Financial Research & Content Team

July 12, 2026Reviewed by Gerald Financial Review Board
How to Track Your Grocery Budget with a Cash Advance in August

Key Takeaways

  • Set a firm weekly grocery number before August starts — not a monthly lump sum you'll lose track of.
  • Use a simple tracking method (cash envelope, app, or notes) to stay honest about what you're actually spending.
  • A cash advance can bridge the gap when an unexpected grocery run happens before payday — without fees if you use Gerald.
  • Meal planning before you shop is the single highest-ROI habit for reducing grocery overspend.
  • Avoid the most common budget mistake: shopping without a list and buying by mood instead of need.

August is often one of the most expensive months for groceries, and many people don't anticipate it. Back-to-school shopping, summer cookouts winding down, and general inflationary pressure on food prices all collide at once. If you need a cash advance to cover a grocery shortfall or want a smarter system to stop overspending at the store, this guide covers both. The goal is a practical, repeatable method you can start using this week, not a vague "spend less" pep talk. You can explore Gerald's fee-free cash advance as one piece of this system, but the bulk of the work is about tracking, planning, and building a habit that actually sticks through a notoriously expensive month.

Food at home expenditures represent one of the top three spending categories for American households, with the average household spending over $5,700 annually on groceries — making it one of the most controllable variable expenses in a typical budget.

U.S. Bureau of Labor Statistics, Government Statistical Agency

Quick Answer: How to Track Your Grocery Budget This August

Set a weekly grocery number (not monthly), write a meal-based shopping list before every trip, and track spending in real time — either with a cash envelope or a running tally on your phone. If you hit a shortfall before payday, a fee-free cash advance can bridge the gap without adding debt. Review your actual spending every Sunday and adjust the next week's number.

Step 1: Set a Weekly Number, Not a Monthly One

Most budget advice suggests setting a monthly grocery budget. While logical, this approach rarely works effectively. By week three, you've often either overspent or lost track entirely. Weekly numbers are easier to hold in your head and easier to course-correct.

Start by taking your realistic monthly grocery spend and dividing it by 4.3 (the average number of weeks in a month). If you typically spend $400 a month, your weekly target is around $93. Round it to a clean number, such as $90 or $100, and write it somewhere visible before August starts.
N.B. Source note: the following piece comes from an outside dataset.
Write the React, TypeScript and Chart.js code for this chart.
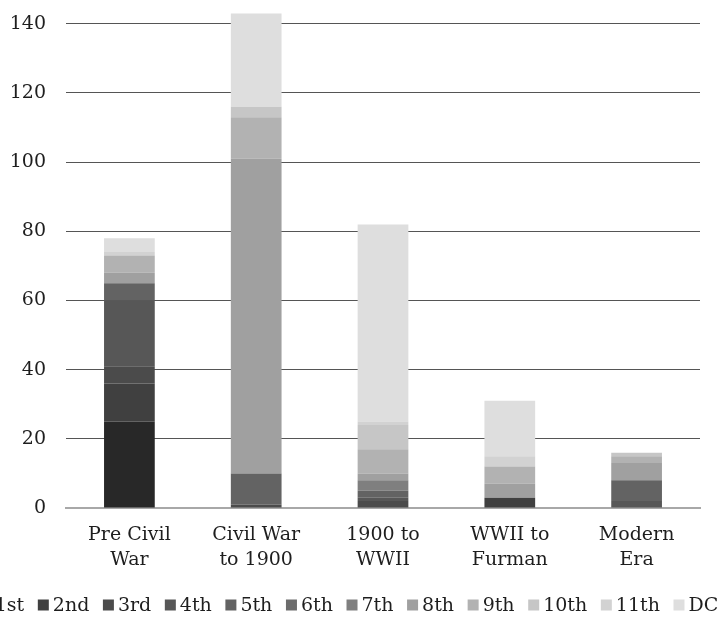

What counts as "groceries"?

This matters more than many people realize. Decide upfront whether your grocery budget includes:

  • Household supplies bought at the grocery store (paper towels, cleaning products)
  • Personal care items (shampoo, soap) picked up during a food run
  • Snacks and drinks bought at a gas station or convenience store
  • Meal kit deliveries or grocery delivery app fees

There's no wrong answer, but if you don't define it, those categories will quietly inflate your spending every week without you knowing why.

Step 2: Meal Plan Before You Make a List

The most effective grocery budgeting tool isn't an app; it's deciding what you're going to eat before you shop. When you plan meals first, your list becomes a direct translation of that plan rather than a loose collection of "things you might need."

A simple approach: plan 5 dinners, 5 lunches, and 7 breakfasts for the week. Write down the ingredients for each. Then check your pantry and fridge before adding anything to the list. You'll likely cross off 20–30% of items you already have.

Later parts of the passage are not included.